Conservation, heritage and biodiversity

Bexley has planning policies and guidance related to conservation, heritage and biodiversity in the borough. This guidance aims to ensure that new development respects the local context, character, wildlife and biodiversity, at the same time as creating buildings and places that make Bexley a great place to live and work.

Bexley has over 150 listed buildings and structures, around 400 locally listed buildings and structures, 23 conservation areas, four registered historic parks and gardens, and four scheduled ancient monuments. They are all protected by conservation and heritage legislation. 

Statutory listed buildings are protected by legislation in the Planning (Listed Buildings Conservation Areas) Act 1990.

These are buildings, objects or structures considered to be of special architectural or historic interest at a national level, which need to be preserved for future generations.

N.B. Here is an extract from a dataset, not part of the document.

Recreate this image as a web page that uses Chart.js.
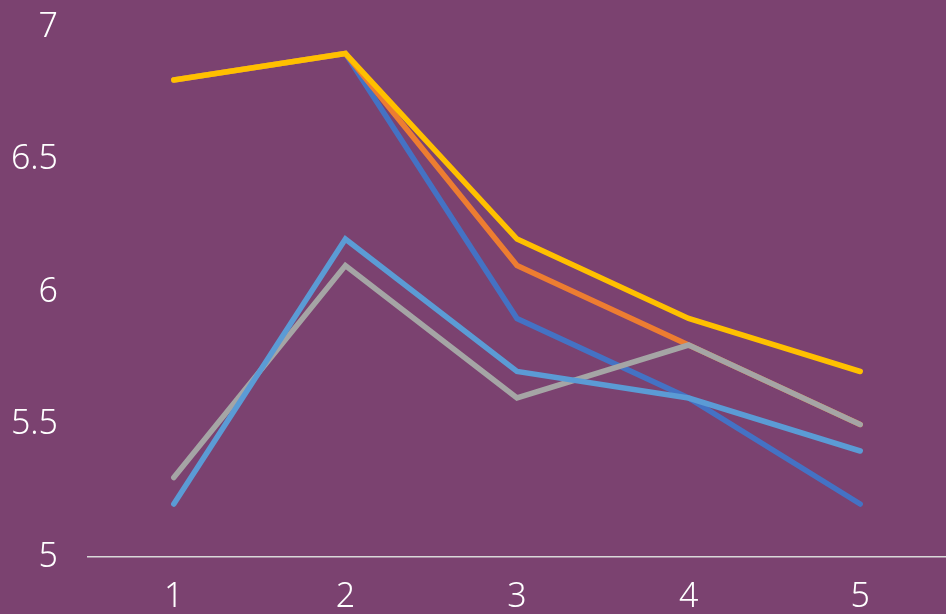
<!DOCTYPE html>
<html>
<head>
<meta charset="utf-8">
<script src="https://cdn.jsdelivr.net/npm/chart.js@4/dist/chart.umd.min.js"></script>
<style>
  html, body { margin: 0; padding: 0; background: #7B4270; }
  #wrap { width: 946px; height: 614px; }
</style>
</head>
<body>
<div id="wrap"><canvas id="c" width="946" height="614"></canvas></div>
<script>
const categories = ['1', '2', '3', '4', '5'];
const series1 = [6.8, 6.9, 5.9, 5.6, 5.2];
const series2 = [6.8, 6.9, 6.1, 5.8, 5.5];
const series3 = [5.3, 6.1, 5.6, 5.8, 5.5];
const series4 = [6.8, 6.9, 6.2, 5.9, 5.7];
const series5 = [5.2, 6.2, 5.7, 5.6, 5.4];
const yTicks = [5, 5.5, 6, 6.5, 7];
const yTickLabels = ['5', '5.5', '6', '6.5', '7'];

const seriesList = [
  { label: '系列1', data: series1, color: '#4472C4' },
  { label: '系列2', data: series2, color: '#ED7D31' },
  { label: '系列3', data: series3, color: '#A5A5A5' },
  { label: '系列4', data: series4, color: '#FFC000' },
  { label: '系列5', data: series5, color: '#5B9BD5' }
];

const tickFont = { family: '"Noto Sans", sans-serif', size: 34, weight: '300' };

new Chart(document.getElementById('c'), {
  type: 'line',
  data: {
    labels: categories,
    datasets: seriesList.map((s, i) => ({
      label: s.label,
      data: s.data,
      borderColor: s.color,
      backgroundColor: s.color,
      borderWidth: 5.5,
      borderCapStyle: 'round',
      borderJoinStyle: 'miter',
      pointRadius: 0,
      tension: 0,
      fill: false,
      order: seriesList.length - i
    }))
  },
  options: {
    responsive: false,
    animation: false,
    layout: { padding: 0 },
    plugins: { legend: { display: false }, tooltip: { enabled: false } },
    scales: {
      x: {
        offset: true,
        grid: { display: false, drawTicks: false },
        border: { display: true, color: '#D9D9D9', width: 1.5 },
        ticks: { color: '#FFFFFF', font: tickFont, padding: 20, maxRotation: 0 },
        afterFit: (s) => { s.height = 57; }
      },
      y: {
        min: 5,
        max: 7,
        afterBuildTicks: (s) => { s.ticks = yTicks.map(v => ({ value: v })); },
        grid: { display: false, drawTicks: false },
        border: { display: false },
        ticks: {
          color: '#FFFFFF',
          font: tickFont,
          padding: 30,
          callback: (v) => yTickLabels[yTicks.indexOf(v)]
        },
        afterFit: (s) => { s.width = 88; s.paddingTop = 27; s.paddingBottom = 0; }
      }
    }
  }
});
</script>
</body>
</html>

The list is compiled by the Secretary of State for Culture, Media and Sport, based on advice from Historic England.

You can get more information and advice on statutory listed buildings from Historic England.

Alterations to a statutory listed building

If you intend to alter or demolish part or all of a statutory listed building or structure, you must apply for Listed Building Consent as part of your planning application.

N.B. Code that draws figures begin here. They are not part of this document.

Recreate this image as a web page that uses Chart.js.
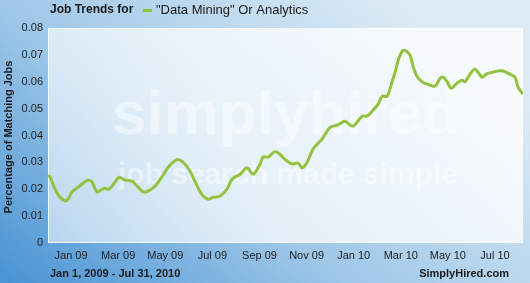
<!DOCTYPE html>
<html>
<head>
<meta charset="utf-8">
<script src="https://cdn.jsdelivr.net/npm/chart.js@4.4.1/dist/chart.umd.min.js"></script>
<style>
  html, body { margin: 0; padding: 0; background: #9cc6e8; }
  #wrap { width: 530px; height: 283px; position: relative; }
</style>
</head>
<body>
<div id="wrap"><canvas id="grafico" width="530" height="283"></canvas></div>
<script>
// meses desde 1 ene 2009
const meses = [-0.98, -0.89, -0.68, -0.47, -0.25, -0.13, 0.04, 0.30, 0.72, 0.89, 1.10, 1.32, 1.44, 1.61, 1.87,
  2.04, 2.29, 2.59, 2.80, 3.06, 3.27, 3.57, 3.91, 4.12, 4.50, 4.76, 5.05, 5.27, 5.56, 5.82, 6.03, 6.33, 6.62,
  6.84, 7.18, 7.47, 7.73, 8.03, 8.15, 8.37, 8.66, 8.87, 9.09, 9.38, 9.64, 9.81, 10.02, 10.28, 10.66, 11.00,
  11.34, 11.63, 11.97, 12.36, 12.57, 12.82, 13.04, 13.21, 13.42, 13.63, 13.76, 13.89, 14.06, 14.18, 14.39,
  14.52, 14.69, 14.90, 15.16, 15.46, 15.67, 15.80, 15.97, 16.14, 16.39, 16.60, 16.73, 16.94, 17.16, 17.45,
  17.66, 17.92, 18.13, 18.34, 18.64, 18.85, 18.98, 19.19];
const porcentaje = [0.0252, 0.0245, 0.0200, 0.0170, 0.0156, 0.0163, 0.0190, 0.0208, 0.0234, 0.0227, 0.0190,
  0.0200, 0.0204, 0.0200, 0.0227, 0.0245, 0.0234, 0.0230, 0.0212, 0.0190, 0.0193, 0.0212, 0.0253, 0.0282,
  0.0310, 0.0300, 0.0268, 0.0227, 0.0180, 0.0163, 0.0170, 0.0175, 0.0200, 0.0238, 0.0256, 0.0280, 0.0256,
  0.0294, 0.0320, 0.0320, 0.0340, 0.0330, 0.0310, 0.0294, 0.0297, 0.0280, 0.0300, 0.0350, 0.0387, 0.0430,
  0.0440, 0.0453, 0.0435, 0.0472, 0.0472, 0.0494, 0.0517, 0.0546, 0.0546, 0.0600, 0.0636, 0.0680, 0.0714,
  0.0717, 0.0700, 0.0658, 0.0620, 0.0600, 0.0590, 0.0584, 0.0613, 0.0617, 0.0600, 0.0576, 0.0595, 0.0606,
  0.0600, 0.0628, 0.0647, 0.0617, 0.0630, 0.0636, 0.0640, 0.0640, 0.0628, 0.0617, 0.0580, 0.0554];
const etiquetasX = ["Jan 09", "Mar 09", "May 09", "Jul 09", "Sep 09", "Nov 09", "Jan 10", "Mar 10", "May 10", "Jul 10"];
const posicionesX = [0, 2, 4, 6, 8, 10, 12, 14, 16, 18];
const ticksY = [0, 0.01, 0.02, 0.03, 0.04, 0.05, 0.06, 0.07, 0.08];

const VERDE = "#93c23f";
const FUENTE = "'Liberation Sans', Arial, sans-serif";

const fondo = {
  id: "fondo",
  beforeDraw(chart) {
    const { ctx, width, height, chartArea: a } = chart;
    ctx.save();
    const g = ctx.createLinearGradient(0, height, width * 0.55, -80);
    g.addColorStop(0, "#4893d3");
    g.addColorStop(0.45, "#9cc6e8");
    g.addColorStop(1, "#dcebf6");
    ctx.fillStyle = g;
    ctx.fillRect(0, 0, width, height);
    // area del grafico
    const p = ctx.createLinearGradient(a.left, a.bottom, a.right, a.top);
    p.addColorStop(0, "rgba(255,255,255,0.55)");
    p.addColorStop(0.4, "rgba(255,255,255,0.72)");
    p.addColorStop(1, "rgba(255,255,255,0.78)");
    ctx.fillStyle = p;
    ctx.fillRect(a.left, a.top, a.right - a.left, a.bottom - a.top);
    ctx.strokeStyle = "rgba(255,255,255,0.8)";
    ctx.lineWidth = 1;
    ctx.strokeRect(a.left + 0.5, a.top + 0.5, a.right - a.left - 1, a.bottom - a.top - 1);
    // marca de agua
    ctx.fillStyle = "rgba(255,255,255,0.45)";
    ctx.textAlign = "center";
    ctx.textBaseline = "alphabetic";
    ctx.font = "bold 62px " + FUENTE;
    ctx.fillText("simplyhired", 286, 134);
    ctx.font = "bold 30px " + FUENTE;
    ctx.fillText("job search made simple", 288, 184);
    ctx.restore();
  },
  afterDraw(chart) {
    const { ctx } = chart;
    ctx.save();
    ctx.fillStyle = "#1a1a1a";
    ctx.textBaseline = "middle";
    ctx.textAlign = "left";
    ctx.font = "bold 12px " + FUENTE;
    ctx.fillText("Job Trends for", 50, 10);
    ctx.fillStyle = VERDE;
    ctx.fillRect(143, 9, 9, 3);
    ctx.fillStyle = "#1a1a1a";
    ctx.font = "13px " + FUENTE;
    ctx.fillText("\"Data Mining\" Or Analytics", 156, 10);
    ctx.font = "bold 11px " + FUENTE;
    ctx.fillText("Jan 1, 2009 - Jul 31, 2010", 50, 274);
    ctx.textAlign = "right";
    ctx.fillText("SimplyHired.com", 509, 274);
    ctx.translate(9, 137);
    ctx.rotate(-Math.PI / 2);
    ctx.textAlign = "center";
    ctx.fillText("Percentage of Matching Jobs", 0, 0);
    ctx.restore();
  }
};

function init() {
  const puntos = meses.map((m, i) => ({ x: m, y: porcentaje[i] }));
  new Chart(document.getElementById("grafico"), {
    type: "line",
    data: {
      datasets: [{
        label: "\"Data Mining\" Or Analytics",
        data: puntos,
        borderColor: VERDE,
        borderWidth: 3,
        pointRadius: 0,
        tension: 0.3,
        fill: false
      }]
    },
    options: {
      responsive: false,
      animation: false,
      layout: { padding: { top: 28, right: 7, left: 0, bottom: 0 } },
      plugins: { legend: { display: false }, tooltip: { enabled: false } },
      scales: {
        x: {
          type: "linear",
          min: meses[0],
          max: meses[meses.length - 1],
          afterFit(scale) { scale.height = 40; },
          afterBuildTicks(scale) { scale.ticks = posicionesX.map((v) => ({ value: v })); },
          grid: { display: false, drawTicks: false },
          border: { display: false },
          ticks: {
            autoSkip: false,
            maxRotation: 0,
            padding: 6,
            color: "#222",
            font: { family: FUENTE, size: 11 },
            callback: (v) => etiquetasX[posicionesX.indexOf(v)] || ""
          }
        },
        y: {
          min: 0,
          max: 0.08,
          afterFit(scale) { scale.width = 48; },
          afterBuildTicks(scale) { scale.ticks = ticksY.map((v) => ({ value: v })); },
          grid: { display: false, drawTicks: false },
          border: { display: false },
          ticks: {
            padding: 5,
            color: "#222",
            font: { family: FUENTE, size: 11 },
            callback: (v) => (v === 0 ? "0" : v.toFixed(2))
          }
        }
      }
    },
    plugins: [fondo]
  });
}

if (document.readyState === "loading") {
  document.addEventListener("DOMContentLoaded", init);
} else {
  init();
}
</script>
</body>
</html>
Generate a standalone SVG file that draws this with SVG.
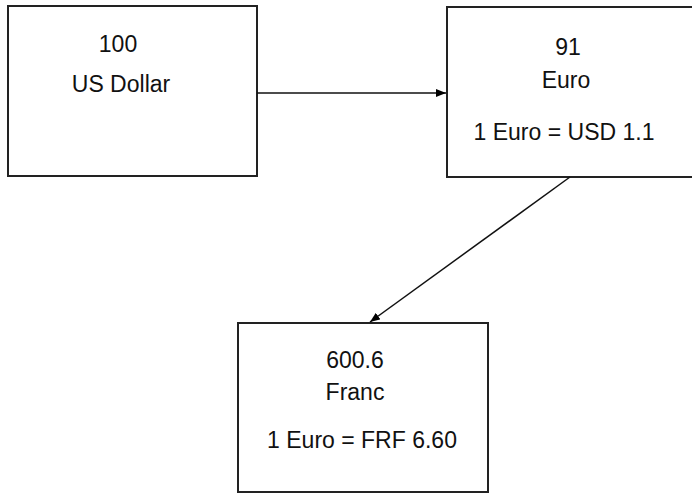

Locally listed buildings have historic or architectural merit and are protected by local planning policy.

Bexley compiles and maintains a list of local buildings and other structures of special historic or architectural interest in the borough.

You can get more information and advice on locally listed buildings from Historic England.

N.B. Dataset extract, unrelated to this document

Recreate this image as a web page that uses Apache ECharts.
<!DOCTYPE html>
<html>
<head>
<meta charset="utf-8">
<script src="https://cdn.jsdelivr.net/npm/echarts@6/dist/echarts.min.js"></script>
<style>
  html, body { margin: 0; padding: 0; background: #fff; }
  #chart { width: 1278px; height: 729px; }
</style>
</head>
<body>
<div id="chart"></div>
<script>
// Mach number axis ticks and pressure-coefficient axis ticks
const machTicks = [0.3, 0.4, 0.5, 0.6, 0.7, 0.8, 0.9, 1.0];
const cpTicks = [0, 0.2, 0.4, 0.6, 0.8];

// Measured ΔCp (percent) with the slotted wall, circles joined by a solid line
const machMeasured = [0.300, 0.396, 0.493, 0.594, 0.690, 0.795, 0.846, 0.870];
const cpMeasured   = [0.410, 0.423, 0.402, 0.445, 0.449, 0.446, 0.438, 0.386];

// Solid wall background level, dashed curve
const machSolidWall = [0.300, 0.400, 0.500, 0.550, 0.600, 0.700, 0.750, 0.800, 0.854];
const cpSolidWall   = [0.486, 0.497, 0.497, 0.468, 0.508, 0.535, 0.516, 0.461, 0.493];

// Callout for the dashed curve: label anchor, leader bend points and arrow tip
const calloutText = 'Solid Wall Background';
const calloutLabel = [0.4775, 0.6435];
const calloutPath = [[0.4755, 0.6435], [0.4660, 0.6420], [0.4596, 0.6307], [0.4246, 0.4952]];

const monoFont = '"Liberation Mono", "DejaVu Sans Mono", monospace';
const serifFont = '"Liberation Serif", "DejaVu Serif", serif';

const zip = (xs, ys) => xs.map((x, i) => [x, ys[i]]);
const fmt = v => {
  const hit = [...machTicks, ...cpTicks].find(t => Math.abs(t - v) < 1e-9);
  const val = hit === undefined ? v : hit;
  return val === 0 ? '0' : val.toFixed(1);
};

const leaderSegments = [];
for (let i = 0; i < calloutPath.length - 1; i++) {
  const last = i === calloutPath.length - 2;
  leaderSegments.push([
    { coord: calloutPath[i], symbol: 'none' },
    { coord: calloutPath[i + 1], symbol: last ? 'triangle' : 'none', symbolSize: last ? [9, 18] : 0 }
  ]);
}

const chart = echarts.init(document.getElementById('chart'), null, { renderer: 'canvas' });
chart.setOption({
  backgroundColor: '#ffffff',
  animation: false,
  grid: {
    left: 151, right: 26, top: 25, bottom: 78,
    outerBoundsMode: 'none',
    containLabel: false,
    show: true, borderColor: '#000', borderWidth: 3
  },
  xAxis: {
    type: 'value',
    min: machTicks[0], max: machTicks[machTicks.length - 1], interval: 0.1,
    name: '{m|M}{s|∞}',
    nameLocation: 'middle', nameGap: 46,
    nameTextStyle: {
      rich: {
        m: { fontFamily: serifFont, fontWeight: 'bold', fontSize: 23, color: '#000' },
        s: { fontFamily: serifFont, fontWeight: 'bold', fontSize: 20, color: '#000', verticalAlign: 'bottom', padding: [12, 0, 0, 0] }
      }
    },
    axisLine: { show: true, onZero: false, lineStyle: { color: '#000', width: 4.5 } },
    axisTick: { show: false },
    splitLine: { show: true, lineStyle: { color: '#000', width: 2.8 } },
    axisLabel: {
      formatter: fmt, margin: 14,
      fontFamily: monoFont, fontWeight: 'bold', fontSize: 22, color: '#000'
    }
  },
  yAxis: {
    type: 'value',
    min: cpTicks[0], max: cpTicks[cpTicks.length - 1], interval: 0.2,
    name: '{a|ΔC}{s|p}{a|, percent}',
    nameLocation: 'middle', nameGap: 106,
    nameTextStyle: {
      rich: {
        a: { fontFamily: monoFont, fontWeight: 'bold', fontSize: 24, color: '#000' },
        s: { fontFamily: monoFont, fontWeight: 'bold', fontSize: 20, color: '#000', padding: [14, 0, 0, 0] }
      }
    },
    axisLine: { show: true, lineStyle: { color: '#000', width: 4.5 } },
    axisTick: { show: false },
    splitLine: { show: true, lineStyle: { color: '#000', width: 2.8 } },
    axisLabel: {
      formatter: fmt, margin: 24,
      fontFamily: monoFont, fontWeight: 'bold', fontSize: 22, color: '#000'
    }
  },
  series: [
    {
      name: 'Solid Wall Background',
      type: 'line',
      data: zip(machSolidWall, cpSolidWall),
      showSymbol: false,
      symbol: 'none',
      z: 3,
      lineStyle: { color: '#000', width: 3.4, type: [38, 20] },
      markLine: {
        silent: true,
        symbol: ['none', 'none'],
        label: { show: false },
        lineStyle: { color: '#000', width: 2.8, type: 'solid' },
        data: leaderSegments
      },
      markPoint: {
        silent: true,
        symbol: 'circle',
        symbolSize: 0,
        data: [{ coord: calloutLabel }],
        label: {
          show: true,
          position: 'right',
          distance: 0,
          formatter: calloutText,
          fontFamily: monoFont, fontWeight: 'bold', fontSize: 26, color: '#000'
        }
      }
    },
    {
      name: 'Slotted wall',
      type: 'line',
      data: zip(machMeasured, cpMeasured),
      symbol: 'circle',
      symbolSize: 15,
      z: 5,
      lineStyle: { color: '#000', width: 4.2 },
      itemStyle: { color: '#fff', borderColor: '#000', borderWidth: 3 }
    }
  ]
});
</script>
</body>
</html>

Parks and gardens of special historic interest are included on the register of Historic Parks and Gardens. The register is maintained by Historic England. This status recognises their value and is a material consideration in planning applications.

There are four registered historic parks and gardens in Bexley.

  • Lamorbey Park, Sidcup Grade II
  • Danson Park, Bexleyheath Grade II
  • Hall Place, Bexley Grade II
  • Foots Cray Place, Sidcup Grade II

View the Register of Historic Parks and Gardens.

A scheduled monument is a nationally important archaeological site or historic building, given protection against unapproved change. Scheduled Monument Consent (SMC) is needed for any works affecting these monuments.

There are four scheduled Ancient Monuments in Bexley:

  • Faesten Dic, Joydens Wood, Bexley
  • Lesnes Abbey, Abbey Road, Abbey Wood
  • Hall Place, Bourne Road, Bexley
  • Howbury Moated Side, Moat Lane, Slade Green

View guidance on scheduled Ancient Monuments.

Please email with any queries. 

Bexley is home to some wonderful wildlife and natural places, including the Thames marshes in Erith and Crayford and ancient woodlands at Lesnes Abbey and Chalk Wood.

The conservation of biodiversity is an essential part of sustainable development and is important for people and the economy. Biodiversity also helps to reduce the impacts of climate change, as green areas absorb rainfall and have a cooling effect in summer.

Biodiversity is an important consideration in the assessment of planning applications. Important sites, habitats and species receive protection bylaws, policies and guidance.

Places in Bexley which are valuable for wildlife have been identified as Sites of Importance for Nature Conservation (SINCs).

Bexley has adopted a guidance document on its SINC sites, following a review. It provides detailed guidance to support current Development Plan policies and the development of future local plans. It is an important consideration for developers in the preparation of planning applications. It is also a material consideration for the assessment of planning applications.

There are 60 individual SINC sites in Bexley. In addition, 14 strategic wildlife corridors are formally recognised.

Please email with any queries. 

Bexley has a wealth of archaeological remains, which represent a storehouse of historical information, including evidence of the evolution of development and settlements in the borough.

Bexley has identified 18 Areas of High Archaeological Potential (AHAP) in Bexley where there is a greater potential for the discovery of archaeological remains. AHAP is intended to act as flags within the planning system.